The 4-acre bar off Dobbins Island is the first of four that DNR crews will plant this summer. DNR plans to drop 4 million to 5 million spat on this bar and a million each on bars in the Potomac and upper Patuxent rivers, said Tomaszewski, manager of the state's aquaculture center at Piney Point in St. Mary's County.
Oysters, which feed on the algae that block sunlight to essential underwater grasses and filter pollutants from the water, are at the heart of Chesapeake Bay restoration efforts. The bay agreement, signed last month by the governors of Maryland, Pennsylvania and Virginia, Environmental Protection Agency Administrator Carol M. Browner and the mayor of Washington, D.C., calls for increasing the bay's oyster population tenfold by 2010.
"Oysters can restore the bay better than we can," said Carolyn Watson, an assistant DNR secretary. "We can jump-start a bar with this brood stock and hope that it gets to the point that we put ourselves out of business."
Oysters were once so plentiful in the bay that the earliest European explorers warned of running their ships aground on reefs of shells.
Landings, once about 24 million bushels a year, have been ravaged by overharvesting and disease, falling to a low of 79,618 bushels in the 1993-1994 season. The figures have rebounded partly because of restoration. Maryland has appropriated $25 million for the project over 10 years.
Watson said the state uses that money to leverage more money from the federal government and organizations such as the Chesapeake Bay Foundation. The Army Corps of Engineers is also helping.
Maryland and Virginia have rebuilt oyster bars and reefs throughout the bay and tidal tributaries by planting up to 2 1/2 million bushels a year of empty shells on the bottom to provide places for spat - baby oysters - to attach themselves and by planting seed oysters in areas that need more.
In addition to places for spat to grow, the reefs and bars provide habitat for juvenile crabs and fin fish to hide from predators while they grow to maturity.
The oysters planted yesterday started life in a DNR hatchery on Deal Island and grew to where they could be replanted in the bay at Piney Point.
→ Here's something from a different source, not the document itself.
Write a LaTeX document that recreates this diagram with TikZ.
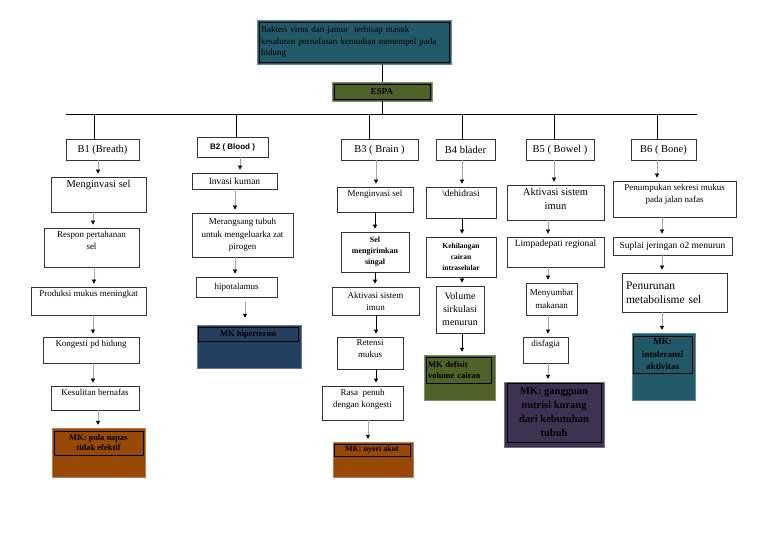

They're from good stock, Tomaszewski said, oysters that have survived in the mouth of the Choptank River despite the oyster diseases there.
The Corps and DNR chose the 4 acres of bottom off Dobbins Island because it "had two important ingredients," said Chris Judy, head of DNR's shellfish division. "It has a three-dimensional contour and a good base of shell."
But the shells were buried in the bar's mud, which is 4 feet deep on the river bottom. So, the Corps of Engineers dredged up the shells to make it ready for the new oysters.
About 5 a.m. yesterday, a DNR crew began loading pallets of net bags of the shells that held the juvenile oysters; 38 pallets of 40 bags each with about 250 shells per bag and an average of two or three oysters per shell. By midmorning, the truck got to Sandy Point and the crew transferred the bags to the barge.
At last, Capt. Doug Scofield eased Big Lou's nose into the V-shaped slot on the barge and started through the inlet. In the open bay, the wind and rain picked up, and the barge pitched clumsily as spray flew over its square nose.
As the tug and barge pushed past Gibson Island toward the bar, marked by stakes with bright orange flags, the crew quickly set to work in pairs. One sliced open the bags and set them up where the other could grab them.
"We've had a lot of practice at this," Gene Ramsey said, grasping a bag at both ends, turning and, with an underhanded roll, emptying the shells into the water.
The barge that had taken nearly two hours to load was clear of oyster shells in less than an hour.